The indigenous research methodology I have chosen for this research is based upon the theory of Tsawalk, which has been described by Atleo (2004) as: “In the Nuu-chah-nulth language, hershook-ish tsawalk means everything is one that includes all reality, both physical and metaphysical” (p. xi). Consistent with the theory of Tsawalk, this research was guided by several Indigenous research principles, including understanding of local Indigenous community ontology and axiology, which includes relationality, respect, and connection with the physical and metaphysical world. These principles also included ensuring Aboriginal people themselves and Aboriginal communities approved the research and research methods. Participation of Elders as traditional knowledge keepers and respect for customary laws was also ensured as part of the research process. These principles are based upon a the foundational value of listening and observing self and others in relationship and in community, acting with humility, demonstrating peaceful listening, deep observation, and genuine non-judgemental interest to understand research participants. Finally, these principles included respecting that gained knowledge for the purpose of understanding is a timeless process experienced in relationship.

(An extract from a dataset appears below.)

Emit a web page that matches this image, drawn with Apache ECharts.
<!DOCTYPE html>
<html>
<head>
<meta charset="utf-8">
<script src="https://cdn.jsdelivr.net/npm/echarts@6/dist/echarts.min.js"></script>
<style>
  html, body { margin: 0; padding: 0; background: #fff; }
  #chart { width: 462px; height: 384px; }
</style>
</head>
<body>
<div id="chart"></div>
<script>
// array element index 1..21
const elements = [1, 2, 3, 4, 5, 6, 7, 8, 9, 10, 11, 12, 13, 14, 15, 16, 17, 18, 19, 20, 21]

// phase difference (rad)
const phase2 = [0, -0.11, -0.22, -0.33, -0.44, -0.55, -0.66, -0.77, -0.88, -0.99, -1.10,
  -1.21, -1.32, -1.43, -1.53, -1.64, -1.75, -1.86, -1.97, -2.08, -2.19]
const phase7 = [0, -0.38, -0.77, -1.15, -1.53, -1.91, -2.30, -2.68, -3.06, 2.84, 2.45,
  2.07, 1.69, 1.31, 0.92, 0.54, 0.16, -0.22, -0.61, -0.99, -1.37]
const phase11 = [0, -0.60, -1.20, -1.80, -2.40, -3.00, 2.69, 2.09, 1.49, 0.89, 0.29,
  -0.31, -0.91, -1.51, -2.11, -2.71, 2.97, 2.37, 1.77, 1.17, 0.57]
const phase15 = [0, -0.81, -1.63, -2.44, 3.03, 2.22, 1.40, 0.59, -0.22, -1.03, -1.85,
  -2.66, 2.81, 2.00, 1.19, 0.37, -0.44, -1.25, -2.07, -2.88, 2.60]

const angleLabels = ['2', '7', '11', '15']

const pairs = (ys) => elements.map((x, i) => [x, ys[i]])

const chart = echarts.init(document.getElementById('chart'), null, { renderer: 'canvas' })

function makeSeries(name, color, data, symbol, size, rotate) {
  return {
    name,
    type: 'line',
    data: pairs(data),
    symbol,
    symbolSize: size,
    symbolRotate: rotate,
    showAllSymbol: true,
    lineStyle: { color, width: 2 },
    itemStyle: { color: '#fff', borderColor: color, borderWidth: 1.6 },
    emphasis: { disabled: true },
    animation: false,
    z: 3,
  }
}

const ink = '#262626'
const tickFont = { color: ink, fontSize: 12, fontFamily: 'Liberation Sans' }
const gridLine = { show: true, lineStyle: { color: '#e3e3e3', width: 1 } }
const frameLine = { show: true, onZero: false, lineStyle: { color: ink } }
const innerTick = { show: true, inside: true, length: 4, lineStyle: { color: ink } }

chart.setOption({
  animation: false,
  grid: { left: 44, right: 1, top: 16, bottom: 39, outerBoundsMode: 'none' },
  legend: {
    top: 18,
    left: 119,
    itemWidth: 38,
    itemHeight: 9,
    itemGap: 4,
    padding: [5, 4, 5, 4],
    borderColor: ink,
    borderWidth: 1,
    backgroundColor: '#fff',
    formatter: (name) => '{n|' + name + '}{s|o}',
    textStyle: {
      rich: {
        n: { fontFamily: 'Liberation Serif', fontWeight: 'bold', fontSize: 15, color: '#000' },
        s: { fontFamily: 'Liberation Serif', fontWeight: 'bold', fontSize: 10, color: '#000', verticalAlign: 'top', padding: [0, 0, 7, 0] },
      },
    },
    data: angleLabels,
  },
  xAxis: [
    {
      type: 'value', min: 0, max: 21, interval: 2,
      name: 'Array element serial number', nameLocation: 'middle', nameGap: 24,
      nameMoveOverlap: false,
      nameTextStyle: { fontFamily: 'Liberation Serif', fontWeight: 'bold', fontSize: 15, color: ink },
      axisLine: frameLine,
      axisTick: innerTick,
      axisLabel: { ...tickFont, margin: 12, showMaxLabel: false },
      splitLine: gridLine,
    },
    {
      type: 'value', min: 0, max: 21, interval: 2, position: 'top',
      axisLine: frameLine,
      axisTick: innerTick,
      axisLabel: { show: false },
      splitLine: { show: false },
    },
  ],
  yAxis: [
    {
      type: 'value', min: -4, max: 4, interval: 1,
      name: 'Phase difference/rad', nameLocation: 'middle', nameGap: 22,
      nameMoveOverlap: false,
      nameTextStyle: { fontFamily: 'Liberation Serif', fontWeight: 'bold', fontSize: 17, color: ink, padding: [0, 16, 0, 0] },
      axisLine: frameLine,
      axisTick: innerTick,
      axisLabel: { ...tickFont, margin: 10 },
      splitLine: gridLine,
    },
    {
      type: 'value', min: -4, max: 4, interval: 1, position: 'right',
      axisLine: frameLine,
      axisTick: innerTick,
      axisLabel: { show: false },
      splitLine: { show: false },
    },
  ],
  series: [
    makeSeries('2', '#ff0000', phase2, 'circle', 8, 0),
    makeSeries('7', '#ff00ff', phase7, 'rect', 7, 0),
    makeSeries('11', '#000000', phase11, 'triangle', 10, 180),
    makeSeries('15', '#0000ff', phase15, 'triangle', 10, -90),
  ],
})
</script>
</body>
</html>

This methodology has been consistent with the cyclical four-step process of action research outlined by Coghlan and Brannick (2007): “consciously and deliberately: planning; taking action; evaluating the action; leading to further planning, and so on” (p. 4). This methodology was also consistent with action research, which Stringer (2007) defined as “a systematic approach to investigation that enables people to find effective solutions” (p. 1) that includes directly involving subject and stakeholder in the research (p. 6). Such involvement allows participants to “construct and use their own knowledge” (Coghlan & Brannick, 2007, p. 15), using an Indigenous methodology that “cannot undermine the integrity of indigenous persons or communities because it is grounded in that integrity” (Wilson, 2008, p. 60). This ensures that the shared aspects of relationality and relational accountability are put into practice through “choice of research topic, methods of data collection, form of analysis and presentation of information” (p. 7).

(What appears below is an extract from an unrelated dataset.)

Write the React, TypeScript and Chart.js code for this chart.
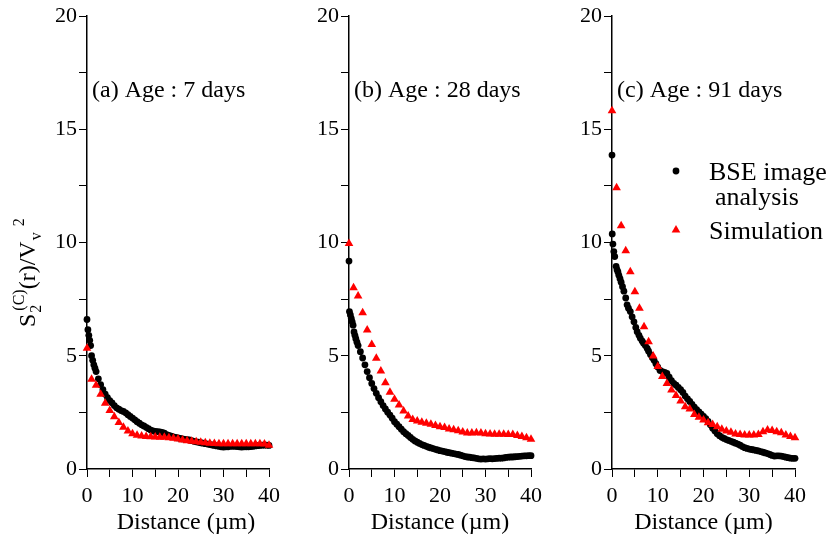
import React, { useEffect, useRef } from 'react';
import { Chart, registerables } from 'chart.js';

Chart.register(...registerables);

// ---------- data ----------
const simDistance = [0,1,2,3,4,5,6,7,8,9,10,11,12,13,14,15,16,17,18,19,20,21,22,23,24,25,26,27,28,29,30,31,32,33,34,35,36,37,38,39,40];

const sim7 = [5.33,3.96,3.7,3.3,2.9,2.58,2.31,2.05,1.84,1.68,1.56,1.49,1.46,1.44,1.42,1.41,1.40,1.40,1.38,1.36,1.33,1.28,1.25,1.22,1.2,1.18,1.16,1.14,1.13,1.12,1.12,1.12,1.12,1.12,1.12,1.12,1.12,1.12,1.12,1.1,1.05];
const sim28 = [9.96,8.0,7.64,6.9,6.14,5.5,4.89,4.33,3.81,3.39,3.08,2.83,2.56,2.34,2.19,2.12,2.06,2.02,1.98,1.92,1.87,1.83,1.77,1.73,1.69,1.63,1.59,1.59,1.6,1.59,1.56,1.54,1.53,1.53,1.53,1.52,1.52,1.48,1.44,1.38,1.31];
const sim91 = [15.82,12.42,10.74,9.64,8.71,7.83,7.1,6.28,5.62,4.99,4.52,4.08,3.78,3.49,3.24,3.0,2.75,2.65,2.41,2.28,2.16,2.04,1.97,1.87,1.75,1.68,1.62,1.55,1.52,1.5,1.5,1.5,1.52,1.65,1.72,1.7,1.65,1.6,1.5,1.43,1.38];

const bse7: [number, number][] = [[0,6.6],[0.2,6.15],[0.4,5.9],[0.6,5.68],[0.8,5.45],[1,5.0],[1.25,4.8],[1.5,4.6],[1.75,4.45],[2,4.3],[2.5,3.98],[3,3.72],[3.5,3.5],[4,3.3],[4.5,3.15],[5,3.02],[5.5,2.92],[6,2.8],[6.5,2.7],[7,2.64],[7.5,2.58],[8,2.54],[8.5,2.48],[9,2.4],[9.5,2.32],[10,2.25],[10.5,2.17],[11,2.09],[11.5,2.02],[12,1.95],[12.5,1.9],[13,1.84],[13.5,1.78],[14,1.72],[14.5,1.68],[15,1.66],[15.5,1.65],[16,1.64],[16.5,1.62],[17,1.58],[17.5,1.52],[18,1.48],[18.5,1.45],[19,1.42],[19.5,1.4],[20,1.37],[20.5,1.35],[21,1.33],[21.5,1.31],[22,1.3],[22.5,1.28],[23,1.25],[23.5,1.22],[24,1.2],[24.5,1.18],[25,1.16],[25.5,1.14],[26,1.12],[26.5,1.1],[27,1.08],[27.5,1.06],[28,1.04],[28.5,1.02],[29,1.0],[29.5,0.98],[30,0.97],[30.5,0.98],[31,0.98],[31.5,1.0],[32,1.0],[32.5,1.0],[33,0.99],[33.5,0.98],[34,0.97],[34.5,0.98],[35,0.98],[35.5,0.98],[36,0.99],[36.5,1.0],[37,1.02],[37.5,1.03],[38,1.04],[38.5,1.05],[39,1.05],[39.5,1.05],[40,1.04]];

const bse28: [number, number][] = [[0,9.18],[0.1,6.95],[0.3,6.8],[0.5,6.65],[0.7,6.5],[0.9,6.35],[1.1,6.05],[1.3,5.9],[1.5,5.75],[1.75,5.6],[2,5.45],[2.5,5.18],[3,4.9],[3.5,4.6],[4,4.3],[4.5,4.03],[5,3.78],[5.5,3.55],[6,3.34],[6.5,3.15],[7,2.97],[7.5,2.8],[8,2.65],[8.5,2.51],[9,2.38],[9.5,2.24],[10,2.09],[10.5,1.98],[11,1.87],[11.5,1.76],[12,1.65],[12.5,1.56],[13,1.48],[13.5,1.39],[14,1.31],[14.5,1.24],[15,1.18],[15.5,1.13],[16,1.08],[16.5,1.04],[17,1.0],[17.5,0.96],[18,0.93],[18.5,0.9],[19,0.87],[19.5,0.84],[20,0.81],[20.5,0.79],[21,0.77],[21.5,0.74],[22,0.72],[22.5,0.7],[23,0.68],[23.5,0.66],[24,0.64],[24.5,0.61],[25,0.58],[25.5,0.55],[26,0.53],[26.5,0.52],[27,0.5],[27.5,0.49],[28,0.47],[28.5,0.45],[29,0.44],[29.5,0.45],[30,0.44],[30.5,0.45],[31,0.46],[31.5,0.45],[32,0.46],[32.5,0.47],[33,0.48],[33.5,0.48],[34,0.49],[34.5,0.51],[35,0.52],[35.5,0.53],[36,0.53],[36.5,0.54],[37,0.55],[37.5,0.56],[38,0.57],[38.5,0.58],[39,0.58],[39.5,0.59],[40,0.59]];

const bse91: [number, number][] = [[0,13.86],[0.05,10.38],[0.2,9.93],[0.4,9.6],[0.6,9.38],[0.9,8.95],[1.1,8.8],[1.3,8.7],[1.5,8.55],[1.75,8.4],[2,8.25],[2.3,8.05],[2.6,7.85],[3,7.55],[3.3,7.25],[3.6,7.1],[4,6.95],[4.4,6.72],[4.8,6.5],[5.2,6.25],[5.5,6.06],[5.9,5.9],[6.2,5.77],[6.6,5.65],[6.9,5.55],[7.3,5.45],[7.7,5.32],[8,5.2],[8.4,5.05],[8.8,4.92],[9.2,4.8],[9.6,4.65],[10,4.5],[10.5,4.35],[11,4.3],[11.5,4.27],[12,4.22],[12.5,4.05],[13,3.9],[13.5,3.78],[14,3.7],[14.5,3.6],[15,3.5],[15.5,3.38],[16,3.22],[16.5,3.1],[17,2.98],[17.5,2.85],[18,2.73],[18.5,2.62],[19,2.52],[19.5,2.42],[20,2.32],[20.5,2.22],[21,2.1],[21.5,1.95],[22,1.8],[22.5,1.68],[23,1.56],[23.5,1.47],[24,1.4],[24.5,1.35],[25,1.3],[25.5,1.26],[26,1.22],[26.5,1.18],[27,1.14],[27.5,1.1],[28,1.05],[28.5,0.99],[29,0.94],[29.5,0.91],[30,0.88],[30.5,0.86],[31,0.84],[31.5,0.82],[32,0.8],[32.5,0.77],[33,0.74],[33.5,0.71],[34,0.68],[34.5,0.64],[35,0.6],[35.5,0.57],[36,0.58],[36.5,0.58],[37,0.57],[37.5,0.55],[38,0.52],[38.5,0.5],[39,0.48],[39.5,0.47],[40,0.47]];

const xTickValues = [0,5,10,15,20,25,30,35,40];
const xTickLabels = [0,10,20,30,40];
const yTickValues = [0,2.5,5,7.5,10,12.5,15,17.5,20];
const yTickLabels = [0,5,10,15,20];

const panelTitles = ['(a) Age : 7 days', '(b) Age : 28 days', '(c) Age : 91 days'];
const xAxisTitle = 'Distance (\u00b5m)';
const legendBse = ['BSE image', 'analysis'];
const legendSim = 'Simulation';

// ---------- layout ----------
const FONT = "'Liberation Serif', 'Times New Roman', serif";
const H = 541;
const PLOT_TOP = 16;
const PLOT_BOTTOM = 469;

const panels = [
  { left: 0, width: 290, plotLeft: 87, plotRight: 269, sim: sim7, bse: bse7, title: panelTitles[0], xTitleDx: 8, yTitle: true, legend: false },
  { left: 290, width: 270, plotLeft: 59, plotRight: 241, sim: sim28, bse: bse28, title: panelTitles[1], xTitleDx: 0, yTitle: false, legend: false },
  { left: 560, width: 269, plotLeft: 52, plotRight: 235, sim: sim91, bse: bse91, title: panelTitles[2], xTitleDx: 0, yTitle: false, legend: true },
];

type PanelCfg = typeof panels[number];

function makeChart(canvas: HTMLCanvasElement, p: PanelCfg) {
  const overlay = {
    id: 'overlay',
    afterDraw(chart: any) {
      const ctx: CanvasRenderingContext2D = chart.ctx;
      const area = chart.chartArea;
      ctx.save();
      ctx.fillStyle = '#000';
      ctx.textBaseline = 'alphabetic';
      ctx.textAlign = 'left';
      ctx.font = `24px ${FONT}`;
      ctx.fillText(p.title, area.left + 5, 97);

      // x axis title
      ctx.textAlign = 'center';
      ctx.textBaseline = 'middle';
      ctx.fillText(xAxisTitle, (area.left + area.right) / 2 + p.xTitleDx, 523);
      ctx.textAlign = 'left';
      ctx.textBaseline = 'alphabetic';

      if (p.legend) {
        ctx.beginPath();
        ctx.arc(area.left + 64, 171, 3.4, 0, Math.PI * 2);
        ctx.fill();
        ctx.font = `26px ${FONT}`;
        ctx.fillText(legendBse[0], area.left + 97, 180);
        ctx.fillText(legendBse[1], area.left + 103, 205);
        ctx.fillStyle = '#ff0000';
        const tx = area.left + 64, ty = 230, r = 5;
        ctx.beginPath();
        ctx.moveTo(tx, ty - r);
        ctx.lineTo(tx + r * 0.866, ty + r * 0.5);
        ctx.lineTo(tx - r * 0.866, ty + r * 0.5);
        ctx.closePath();
        ctx.fill();
        ctx.fillStyle = '#000';
        ctx.fillText(legendSim, area.left + 97, 239);
      }

      if (p.yTitle) {
        ctx.translate(35, 327);
        ctx.rotate(-Math.PI / 2);
        const main = `24px ${FONT}`;
        const small = `16px ${FONT}`;
        let u = 0;
        ctx.font = main;
        ctx.fillText('S', u, 0);
        u += ctx.measureText('S').width + 1;
        ctx.font = small;
        ctx.fillText('2', u, 6);
        u += 2;
        ctx.fillText('(C)', u, -11);
        u += ctx.measureText('(C)').width;
        ctx.font = main;
        ctx.fillText('(r)/V', u, 0);
        u += ctx.measureText('(r)/V').width + 1;
        ctx.font = small;
        ctx.fillText('v', u, 6);
        u += ctx.measureText('v').width + 6;
        ctx.fillText('2', u, -11);
      }
      ctx.restore();
    },
  };

  return new Chart(canvas, {
    type: 'scatter',
    data: {
      datasets: [
        {
          label: legendSim,
          data: simDistance.map((x, i) => ({ x, y: p.sim[i] })),
          pointStyle: 'triangle',
          pointRadius: 5,
          backgroundColor: '#ff0000',
          borderWidth: 0,
          showLine: false,
          clip: false as any,
        },
        {
          label: legendBse.join(' '),
          data: p.bse.map(([x, y]) => ({ x, y })),
          pointStyle: 'circle',
          pointRadius: 3.4,
          backgroundColor: '#000',
          borderWidth: 0,
          showLine: false,
          clip: false as any,
        },
      ],
    },
    options: {
      animation: false,
      responsive: false,
      devicePixelRatio: 1,
      events: [],
      layout: { padding: { left: 0, right: p.width - p.plotRight, top: PLOT_TOP, bottom: 0 } },
      plugins: { legend: { display: false }, tooltip: { enabled: false } },
      scales: {
        x: {
          type: 'linear',
          min: 0,
          max: 40,
          afterFit: (s: any) => { s.height = H - PLOT_BOTTOM; },
          afterBuildTicks: (s: any) => { s.ticks = xTickValues.map((v) => ({ value: v })); },
          ticks: {
            autoSkip: false,
            maxRotation: 0,
            padding: 6,
            color: '#000',
            font: { family: FONT, size: 22 },
            callback: (v: any) => (xTickLabels.includes(Number(v)) ? String(v) : ''),
          },
          grid: { drawOnChartArea: false, drawTicks: true, tickLength: 8, color: '#000', lineWidth: 1 },
          border: { display: true, color: '#000', width: 1.5 },
          title: { display: false },
        },
        y: {
          type: 'linear',
          min: 0,
          max: 20,
          afterFit: (s: any) => { s.width = p.plotLeft; },
          afterBuildTicks: (s: any) => { s.ticks = yTickValues.map((v) => ({ value: v })); },
          ticks: {
            autoSkip: false,
            padding: 2,
            color: '#000',
            font: { family: FONT, size: 22 },
            callback: (v: any) => (yTickLabels.includes(Number(v)) ? String(v) : ''),
          },
          grid: { drawOnChartArea: false, drawTicks: true, tickLength: 8, color: '#000', lineWidth: 1 },
          border: { display: true, color: '#000', width: 1.5 },
        },
      },
    },
    plugins: [overlay],
  } as any);
}

function Panel({ p }: { p: PanelCfg }) {
  const ref = useRef<HTMLCanvasElement | null>(null);
  useEffect(() => {
    if (!ref.current) return;
    const chart = makeChart(ref.current, p);
    return () => chart.destroy();
  }, [p]);
  return (
    <canvas
      ref={ref}
      width={p.width}
      height={H}
      style={{ position: 'absolute', left: p.left, top: 0, width: p.width, height: H }}
    />
  );
}

export default function App() {
  return (
    <div style={{ position: 'absolute', left: 0, top: 0, width: 829, height: H, background: '#fff', overflow: 'hidden' }}>
      {panels.map((p, i) => (
        <Panel key={i} p={p} />
      ))}
    </div>
  );
}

The objective of this action research project was to develop specific localized solutions (Stringer, 2007, p. 1) that would ultimately result in “the flourishing of the individual person and their communities (Reason & Bradbury, as cited in Coghlan & Brannick, 2007, p. 1). This complements the indigenous research methodology important for VCC and the Consortium because “action research is central to theory and practice of organizational development” (Coghlan & Brannick, 2007, p. 14) to “resolve issues within the dynamic complexity of organizational systems “multiple causes and effects over time” (Senge, 2006, p. 71).

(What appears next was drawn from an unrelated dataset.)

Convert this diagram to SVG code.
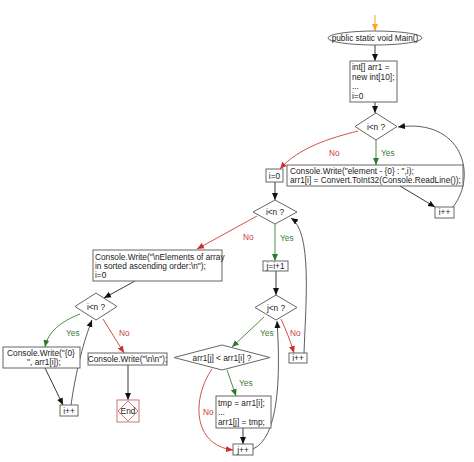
<svg xmlns="http://www.w3.org/2000/svg" width="474" height="462" viewBox="0 0 474 462">
<style>
text{font-family:"Liberation Sans",Arial,sans-serif;font-size:8.3px;fill:#222}
.box{fill:#fff;stroke:#666;stroke-width:1}
.end{fill:#fff;stroke:#c77;stroke-width:1}
.c{text-anchor:middle}
.ln{fill:none;stroke:#333;stroke-width:0.8}
.k{fill:none;stroke:#222;stroke-width:0.9}
.g{fill:none;stroke:#3c7d3c;stroke-width:0.9}
.r{fill:none;stroke:#cc3b3b;stroke-width:0.9}
.o{fill:none;stroke:#f5a623;stroke-width:1}
.gt{fill:#3c7d3c}
.rt{fill:#cc3b3b}
</style>
<defs>
<marker id="ak" markerWidth="8" markerHeight="8" refX="7" refY="4" orient="auto" markerUnits="userSpaceOnUse"><path d="M0,1 L7,4 L0,7 Z" fill="#111"/></marker>
<marker id="ag" markerWidth="8" markerHeight="8" refX="7" refY="4" orient="auto" markerUnits="userSpaceOnUse"><path d="M0,1 L7,4 L0,7 Z" fill="#2f7a2f"/></marker>
<marker id="ar" markerWidth="8" markerHeight="8" refX="7" refY="4" orient="auto" markerUnits="userSpaceOnUse"><path d="M0,1 L7,4 L0,7 Z" fill="#cc2f2f"/></marker>
<marker id="ao" markerWidth="8" markerHeight="8" refX="7" refY="4" orient="auto" markerUnits="userSpaceOnUse"><path d="M0,1 L7,4 L0,7 Z" fill="#f5a623"/></marker>
</defs>

<g id="connectors">
<path class="o" d="M375,15 L375,31" marker-end="url(#ao)"/>
<path class="k" d="M375,45 L375,61" marker-end="url(#ak)"/>
<path class="k" d="M375,102 L375,113" marker-end="url(#ak)"/>
<path class="g" d="M376,140 L376,165" marker-end="url(#ag)"/>
<path class="r" d="M358,131 C330,138 298,148 280,169" marker-end="url(#ar)"/>
<path class="k" d="M400,186 L435,207" marker-end="url(#ak)"/>
<path class="ln" d="M453,207 C478,175 462,118 398,127" marker-end="url(#ak)"/>
<path class="k" d="M275,182 L275,200" marker-end="url(#ak)"/>
<path class="g" d="M275,224 L275,261" marker-end="url(#ag)"/>
<path class="r" d="M257,216 L197,249" marker-end="url(#ar)"/>
<path class="k" d="M276,271 L276,295" marker-end="url(#ak)"/>
<path class="ln" d="M304,353 C306,300 312,232 291,218" marker-end="url(#ak)"/>
<path class="k" d="M135,281 L104,298" marker-end="url(#ak)"/>
<path class="g" d="M264,317 L232,347" marker-end="url(#ag)"/>
<path class="r" d="M281,319 C286,330 290,340 294,353" marker-end="url(#ar)"/>
<path class="g" d="M227,370 L236,396" marker-end="url(#ag)"/>
<path class="r" d="M212,369 C192,398 192,445 233,450" marker-end="url(#ar)"/>
<path class="k" d="M243,428 L243,444" marker-end="url(#ak)"/>
<path class="ln" d="M253,449 C278,438 281,380 277,321" marker-end="url(#ak)"/>
<path class="g" d="M80,314 C60,322 48,332 45,347" marker-end="url(#ag)"/>
<path class="r" d="M103,319 L124,353" marker-end="url(#ar)"/>
<path class="k" d="M128,365 L128,400" marker-end="url(#ak)"/>
<path class="k" d="M45,368 L63,405" marker-end="url(#ak)"/>
<path class="ln" d="M71,405 C76,370 84,340 92,320" marker-end="url(#ak)"/>
<text class="gt" x="381" y="156">Yes</text>
<text class="rt" x="329" y="156">No</text>
<text class="gt" x="280" y="241">Yes</text>
<text class="rt" x="243" y="240">No</text>
<text class="gt" x="260" y="336">Yes</text>
<text class="rt" x="290" y="336">No</text>
<text class="gt" x="239" y="386">Yes</text>
<text class="rt" x="203" y="415">No</text>
<text class="gt" x="66" y="336">Yes</text>
<text class="rt" x="119" y="336">No</text>
</g>

<g id="start">
<ellipse class="box" cx="375" cy="38" rx="47" ry="7"/>
<text class="c" x="375" y="41">public static void Main()</text>
</g>
<g id="init">
<rect class="box" x="350" y="61" width="47" height="41"/>
<text x="352" y="70">int[] arr1 =</text>
<text x="352" y="80">new int[10];</text>
<text x="352" y="89">...</text>
<text x="352" y="99">i=0</text>
</g>
<g id="cond1">
<polygon class="box" points="376,113 397,126.5 376,140 355,126.5"/>
<text class="c" x="376" y="129.5">i&lt;n ?</text>
</g>
<g id="read">
<rect class="box" x="287" y="165" width="176" height="21"/>
<text x="290" y="174">Console.Write("element - {0} : ",i);</text>
<text x="290" y="183">arr1[i] = Convert.ToInt32(Console.ReadLine());</text>
</g>
<g id="inc1">
<rect class="box" x="435" y="207" width="19" height="11"/>
<text class="c" x="444.5" y="215">i++</text>
</g>
<g id="i0">
<rect class="box" x="266" y="169" width="17" height="13"/>
<text class="c" x="274.5" y="178.5">i=0</text>
</g>
<g id="cond2">
<polygon class="box" points="275,200 297,212 275,224 253,212"/>
<text class="c" x="275" y="215">i&lt;n ?</text>
</g>
<g id="ji1">
<rect class="box" x="263" y="261" width="25" height="10"/>
<text class="c" x="275.5" y="269">j=i+1</text>
</g>
<g id="cond3">
<polygon class="box" points="276,295 297,307.5 276,320 255,307.5"/>
<text class="c" x="276" y="310.5">j&lt;n ?</text>
</g>
<g id="inc2">
<rect class="box" x="289" y="353" width="18" height="10"/>
<text class="c" x="298" y="361">i++</text>
</g>
<g id="cond4">
<polygon class="box" points="222,345 270,357.5 222,370 174,357.5"/>
<text class="c" x="222" y="360.5">arr1[j] &lt; arr1[i] ?</text>
</g>
<g id="swap">
<rect class="box" x="216" y="396" width="55" height="32"/>
<text x="218" y="406">tmp = arr1[i];</text>
<text x="218" y="415">...</text>
<text x="218" y="425">arr1[j] = tmp;</text>
</g>
<g id="jinc">
<rect class="box" x="233" y="444" width="20" height="11"/>
<text class="c" x="243" y="452.5">j++</text>
</g>
<g id="msg">
<rect class="box" x="93" y="250" width="129" height="31"/>
<text x="95" y="260">Console.Write("\nElements of array</text>
<text x="95" y="269">in sorted ascending order:\n");</text>
<text x="95" y="278">i=0</text>
</g>
<g id="cond5">
<polygon class="box" points="96,293 117,306.5 96,320 75,306.5"/>
<text class="c" x="96" y="309.5">i&lt;n ?</text>
</g>
<g id="print">
<rect class="box" x="3" y="347" width="77" height="21"/>
<text class="c" x="41" y="356">Console.Write("{0}</text>
<text class="c" x="44" y="365">", arr1[i]);</text>
</g>
<g id="inc3">
<rect class="box" x="60" y="405" width="18" height="11"/>
<text class="c" x="69" y="413.5">i++</text>
</g>
<g id="newline">
<rect class="box" x="88" y="353" width="79" height="12"/>
<text class="c" x="127.5" y="362">Console.Write("\n\n");</text>
</g>
<g id="end">
<rect class="end" x="117" y="400" width="22" height="22"/>
<polygon class="end" points="128,401 138,411 128,421 118,411"/>
<text class="c" x="128" y="414">End</text>
</g>
</svg>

A secondary methodology of appreciative inquiry used was to “focus on what already works in a system, rather than a focus on what is deficient” (Cooperrider & Srivastva, as cited in Coghlan & Brannick, 2007, p. 18). “[Appreciative inquiry] involves, in a central way, the art and practice of asking questions that strengthen a system’s capacity to apprehend, anticipate, and heighten positive potential” (Steinbach, 2005, para. 16). This approach was also consistent with the Harvard Project on American Indian Economic Development founded by Cornell and Kalt in 1987 (Cornell & Kalt, 2010), which is a theoretical model of First Nation’s social and economic development that includes cultural revitalization as a core element. The Harvard Nation Building model also utilizes a strengths-based, appreciative inquiry methodology.


As the research lead, I worked with a research team, which included my project sponsor, my academic supervisor, and the Consortium Manager of Operations. The research team also included the VP Human Resources and Student Affairs, who has since left VCC, with the replacing project sponsor being the President of VCC, who continues to support this project. Research team members signed a letter of agreement prior to commencing our research process (see Appendix A).

To obtain a representative sampling, research participants included Aboriginal learners who were invited from existing Aboriginal programs currently being offered at VCC and where there was an above average participation rate by Aboriginal students in other program areas. The intent of using a representative sampling was to “minimize sampling error” (Palys & Atchison, 2008, p. 111). According to Patton (as cited in Glesne, 2006), “The logic and power of purposeful sampling . . . leads to selecting information rich cases for study in depth . . . from which one can learn a great deal about issues of central importance” (p. 24). Participants were selected from the VCC Aboriginal Gateways to Health Program, Aboriginal Culinary Arts and Culinary Arts Programs, Aboriginal learners in Adult Basic Education, and other courses where a high percentage of Aboriginal learners are currently enrolled. For each of these program areas, four focus groups were conducted with an average of four learners participating at each session, with a total of fifteen participants.

Participants were informed about the scheduled focus groups through a letter of invitation (see Appendix B). At the same time, consent forms were provided, which included the background of the focus group session intent, session meeting details, Elder participation, and ethical considerations (see Appendix C). The ethical considerations included volunteer consent, the ability to withdraw from the session at any time, and the respect that was afforded to participants for individual privacy and confidentiality. Instructors were advised about the planned focus groups, purpose, and intended outcomes. The focus groups had on average four to six participants each, and consistent with Aboriginal protocol, a meal was provided.

As a secondary phase in the design and delivery of the process used for this research, three senior leaders from the college were invited to participate in interviews (see Appendix D). They were asked to review findings from the focus groups, to finalize data themes, and collectively determine how the college can commit to supporting the success of Aboriginal learners.